Masten – introduction to resilience
Resilience is really a broad umbrella term for the capacity of any system to recover from or withstand a disturbance with might cause it to fail or go off track, and that could refer to an individual’s life, whether they can recover from adversity, or it could refer to a family system, or an economic system, and I think the whole planet is hoping that we see resilience in the global ecosystem, so it’s any kind of capacity of a system to recover from a significant threat. But I study children and families who do well under conditions of adversity.

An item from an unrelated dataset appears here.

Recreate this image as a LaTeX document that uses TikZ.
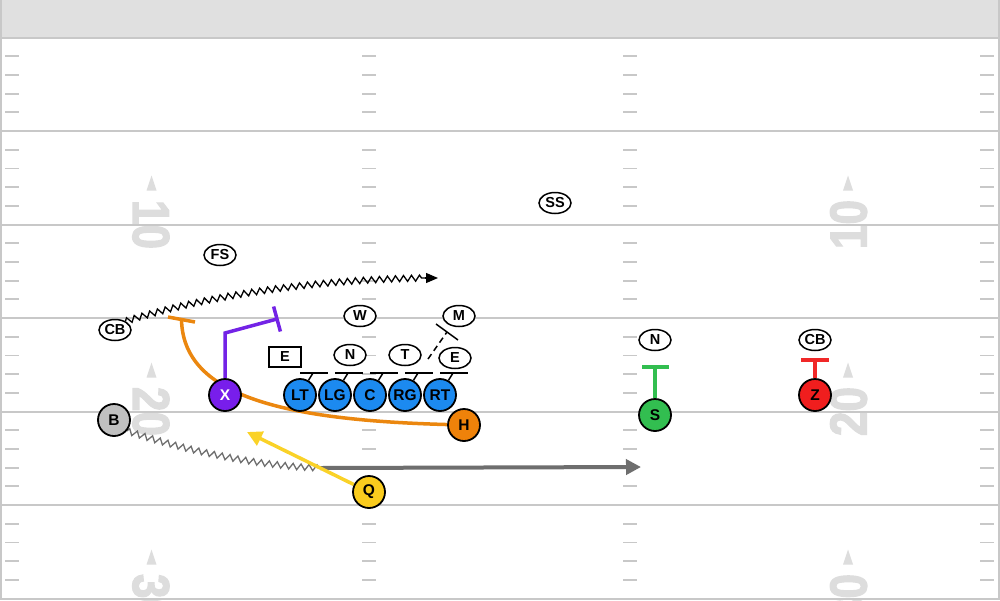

Resilience is dynamic, it’s always changing, and resilience is always referring to how well you’re doing in a context of great difficulty at a particular point in time. So, you could be doing well following adversity at one point in time and then not be doing well, you know so you could, you know, look good and then flounder, or you could struggle initially after a major disaster or trauma it’s perfectly typical for people to struggle and not do so well, and if you went in there and measured everybody right then and there you might say “Wow, this isn’t going so well” but then people recover over time. So there’s different patterns, that people follow, resilience refers to the many processes of recovery and good functioning during or after a difficult challenge, but it’s certainly the case that a person who looks to be showing resilience at one point in time might not look good later or at a different point in time, and it’s also the case that people will show resilience in one domain of functioning and not in another.